HANSEL AND GRETEL...IN CONVERSATION WITH REBECCA AFONWY-JONES
Mid Wales Opera’s Fairy Tales season culminates in a new production of Humperdinck’s late nineteenth century classic Hansel and Gretel. Based on the Brothers Grimm’s fairy-tale, two children are banished to the enchanted woods by their hungry, frustrated parents. There, they wander into the clutches of a wicked witch determined to fatten them up and turn them into gingerbread, only to be outwitted at the last moment.
Hansel and Gretel will visit the Torch Theatre on Thursday 16 March at 7pm. To find out a little bit more about the opera, the Marketing Team caught up with Rebecca Afonwy-Jones who plays the Mother and the Witch…
As a piece, what excites you about Hansel and Gretel?
It’s a familiar story that has been passed down through childhood fairy tale telling so everyone broadly knows what happens and what to expect. We get the chance to communicate this age old cautionary tale, through the extra magical dimensions of music and singing, heightening the drama.
Is it new to you? How do you feel about learning the work and getting ready to tour?
I have played Hansel before in another fantastic English translation, so the beautiful music came flooding back, despite it being more than ten years ago. It’s been an exciting challenge preparing two roles in one opera – a bit like learning Jekyll and Hyde...the mother and witch are more similar that perhaps we’re prepared to admit. I am looking forward to finding the extremes in both their characters and finding out how this unfolds in rehearsal.
What do you think audiences will get out of seeing the opera?
I think they will love watching a story that they have known for years, examining the characters’ traits and enjoying the musical motifs that are associated with each of them. Humperdinck creates such a wonderful, haunting, magical atmosphere from the first note of the overture that they will feel instantly like they are in another world. For any Wagner fans, there are plenty of sweeping melodies and exciting interludes that will remind you of this more expansive and dramatic style that we don’t always have the opportunity to bring to smaller venues.
Could you talk a bit about the nature of your role?
It’s a real challenge to present the stark reality of a struggling mother who is tired, bad tempered, hungry and very possibly in a difficult marriage. These are things with which audience members could identify to varying degrees and I feel it’s my job to make this as real as possible, without making her a caricature. The Witch, if you like, represents the B- side of the Mother and could be glamorous, ghoulish and strangely vulnerable all at once. This is the beauty of such a multi -faceted character, that she can be approached in myriad ways and indeed, historically, has been sung by a soprano, mezzo soprano or a tenor! The vocal range is quite extraordinary and I am really looking forward to pushing the dramatic boundaries with how we interpret both these women on stage so that the audience feels really drawn to them.

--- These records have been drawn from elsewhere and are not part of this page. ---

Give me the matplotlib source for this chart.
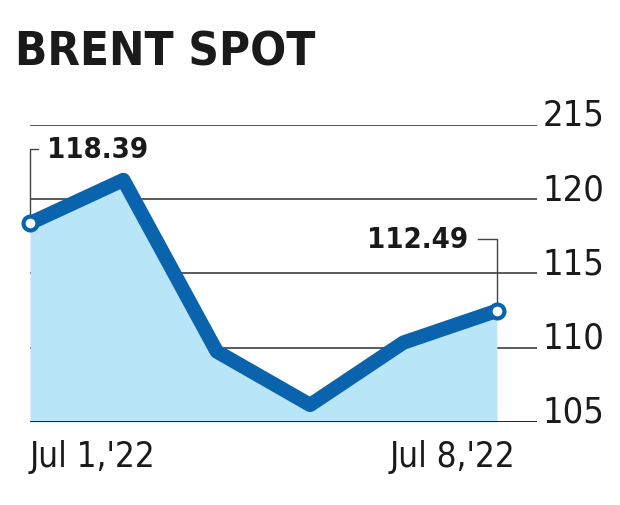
import numpy as np
import matplotlib.pyplot as plt
from matplotlib.transforms import ScaledTranslation

# =========================================================
# Data
# =========================================================
title = "BRENT SPOT"
dates = ["Jul 1,'22", "Jul 4,'22", "Jul 5,'22", "Jul 6,'22", "Jul 7,'22", "Jul 8,'22"]
prices = [118.39, 121.3, 109.75, 106.15, 110.35, 112.49]

y_ticks = [105, 110, 115, 120, 125]
y_tick_labels = ["105", "110", "115", "120", "215"]   # top label printed as 215 in the original
x_tick_idx = [0, 5]
x_tick_labels = ["Jul 1,'22", "Jul 8,'22"]

# =========================================================
# Style
# =========================================================
line_color = "#0a63ad"
fill_color = "#b9e5f9"
grid_color = "#4d4d4d"
base_color = "#222222"
text_color = "#1a1a1a"
plt.rcParams['font.family'] = ["DejaVu Sans"]
plt.rcParams['font.stretch'] = 'condensed'

fig = plt.figure(figsize=(6.2, 5.06), dpi=100)
W, H = 620, 506
ax = fig.add_axes([30 / W, (H - 423) / H, 507 / W, (423 - 126) / H])

x = np.arange(len(prices))
y = np.array(prices)

ax.set_xlim(0, 5.43)
ax.set_ylim(105, 125)

# =========================================================
# Grid + area + line
# =========================================================
for t in y_ticks:
    if t == y_ticks[0]:
        ax.axhline(t, color=base_color, lw=1.4, zorder=3)
    else:
        ax.axhline(t, color=grid_color, lw=1.3, zorder=1)

ax.fill_between(x, y, 105, color=fill_color, lw=0, zorder=2)
ax.plot(x, y, color=line_color, lw=10.3, solid_joinstyle='round',
        solid_capstyle='round', zorder=4, clip_on=False)
ax.plot(x[[0, -1]], y[[0, -1]], 'o', ms=10, mfc='white', mec=line_color,
        mew=3.0, zorder=5, clip_on=False)

# =========================================================
# Value call-outs
# =========================================================
lab_y0 = 123.36
ax.plot([x[0], x[0], x[0] + 0.086], [y[0], lab_y0, lab_y0],
        color="#444444", lw=1.0, zorder=3, clip_on=False)
ax.text(x[0] + 0.18, lab_y0, f"{y[0]:.2f}", fontsize=21, fontweight='bold',
        color=text_color, ha='left', va='center')

lab_y1 = 117.33
ax.plot([x[-1], x[-1], x[-1] - 0.20], [y[-1], lab_y1, lab_y1],
        color="#444444", lw=1.0, zorder=3, clip_on=False)
ax.text(x[-1] - 0.31, lab_y1, f"{y[-1]:.2f}", fontsize=21, fontweight='bold',
        color=text_color, ha='right', va='center')

# =========================================================
# Axes formatting
# =========================================================
for s in ax.spines.values():
    s.set_visible(False)

ax.yaxis.tick_right()
ax.set_yticks(y_ticks, y_tick_labels)
ax.tick_params(axis='y', length=0, pad=4, labelsize=26, labelcolor=text_color)
for lab in ax.get_yticklabels():
    lab.set_va('baseline')

ax.set_xticks(x[x_tick_idx], x_tick_labels)
ax.tick_params(axis='x', length=0, pad=12, labelsize=25, labelcolor=text_color)
xl = ax.get_xticklabels()
xl[0].set_ha('left')
xl[1].set_ha('right')
xl[1].set_transform(xl[1].get_transform() + ScaledTranslation(18 / 100, 0, fig.dpi_scale_trans))

fig.text(15 / W, 1 - 65 / H, title, fontsize=34, fontweight='heavy',
         color=text_color, ha='left', va='baseline')

fig.savefig("out.png", dpi=100)
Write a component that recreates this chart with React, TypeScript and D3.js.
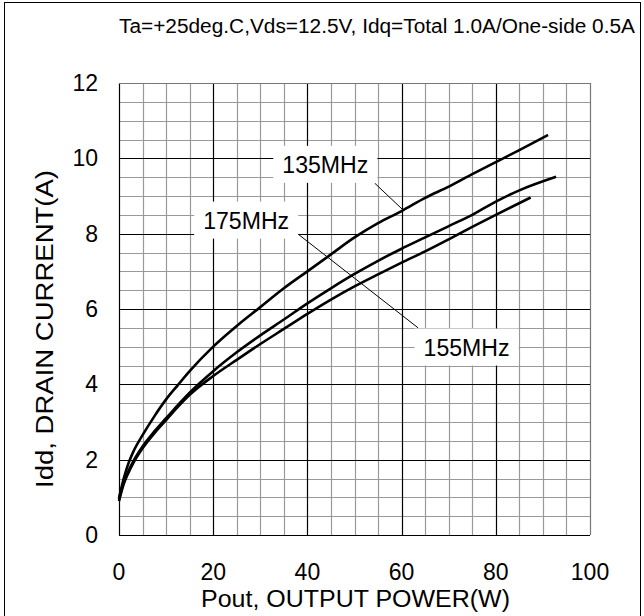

Could you share any connections or stories, no matter how trivial they may seem, with any venues or parts of Wales where MWO is touring?
When I was a child we used to see all kinds of things at Theatr Hafren and I have watched various BBC NOW concerts and of course MWO shows to support colleagues in the past but I have never performed there. Given that it’s the nearest theatre to my home – approx 12 miles! – it will be a lovely occasion and I think a few local friends and relations might find their way there to cheer us on!
Years ago, we used to holiday at Borth which is still a favourite place and so we used to go to the summer shows at Aberystwyth, which I always found very inspiring as a teenager. I did an emergency ‘jump-in’ as Carmen for MWO in 2014 and sang from the pit, so I have technically sung there, but it will be nice to be actually on the stage this time! I’ll be staying with friends and relatives as we tour around, or I’ll just be driving home after shows, which will be a real and wonderful novelty. Touring normally means lots of nights away, arriving very late into hotels and leaving very early the next morning to get to the next venue or arrive in time for a practice call...it’s all glamour, right?! I shall be delighted to get home and see my beloved dogs!
Additionally, I know that, so far... I also have friends and family coming to Theatr Clwyd, Newport, Milford Haven, Hereford and Brecon, so hopefully there will be some hearty cheering as we wend our way around our beautiful Cymru Fach and its borders!